As we predicted, however, enterprising plaintiffs have begun to file claims arising out of disclosures made relating to operations, financial condition and/or the impact of the pandemic, and we expect that trend to continue. Plaintiffs have targeted companies such as Forescout Technologies, Portland Electric and K12, Inc. alleging that they made false or misleading statements or omissions regarding the pandemic’s potential impact on their businesses and industries.19 Similarly, there has been a number of derivative cases filed alleging that directors breached their fiduciary duties during the pandemic, including, for example, Inovio Pharmaceuticals, SCWorx, Chembio Diagnostics, among others. As the first quarter of 2021 has demonstrated, COVID-19 related securities and derivative cases are far from over. 20

While we are starting to see an increased availability of vaccines in the U.S. and possibly some relief from the pandemic, the potential economic impact is yet to be fully realized. As such, companies should continue to be vigilant in making accurate disclosures regarding not only their economic prospects, but the risks they continue to face as a result of the pandemic.

Derivative Cases Raising Issues of Board Diversity

As protests regarding racial injustice sweep the U.S. and more companies are taking steps to increase diversity, equity, and inclusion, plaintiffs’ firms have attempted to expand theories of liability in shareholder litigation by filing derivative actions challenging the lack of diversity on corporate boards.

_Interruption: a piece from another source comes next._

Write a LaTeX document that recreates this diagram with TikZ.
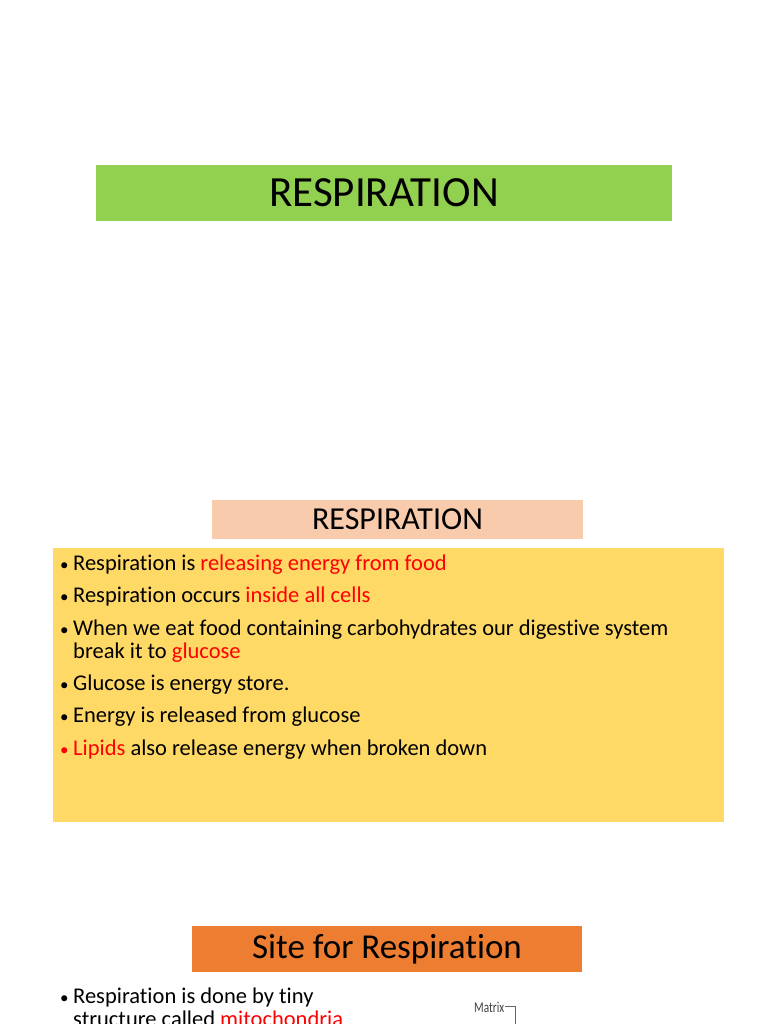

Similar to when shareholder litigation arose in the wake of the #MeToo movement relating to sexual harassment policies and board-level oversight, multiple shareholder lawsuits have been filed in courts across the country alleging boards of directors breached their fiduciary duties by purportedly falsely representing that a company is committed to racial diversity when, in fact, the company lacks Black directors.21 Claims have likewise targeted allegedly false statements in proxy statements or codes of conduct about a “commitment to diversity” in violation of Section 14(a) of the Exchange Act.22

Nonetheless, where defendants are subject to a shareholder derivative suit relating to these issues, they have a number of strong dismissal arguments at their disposal. Thus, it is unclear whether such suits will ultimately gain traction. In Ocegueda v. Zukerberg, et al., one of the few board diversity cases where a court has ruled on a motion to dismiss, the court granted the Facebook defendants’ motion, holding that (i) plaintiff failed to plead demand futility, (ii) the company’s forum selection clause required the derivative claims to be filed in Delaware, and (iii) plaintiff failed to plead a materially misleading statement under Section 14(a).23 Interestingly, the court took note of the fact that plaintiff’s allegations regarding the board composition and nominating process were factually wrong, but nevertheless, allowed plaintiff leave to amend her Section 14(a) claim as it related to broader allegations regarding diversity in the workforce. Given that many of the allegations in the complaint were demonstrably false, this case may be of limited value in determining how other courts will view defendants’ arguments and it remains to be seen whether plaintiff will refile in Delaware Chancery Court. Regardless, arguments relating to demand futility and forum selection clauses will be important arguments for future cases. While there is not a one-size-fits-all solution in preventing these shareholder lawsuits, companies and their boards should consider carefully examining the diversity of their directors and officers, as well as individuals in management positions overseeing diversity efforts.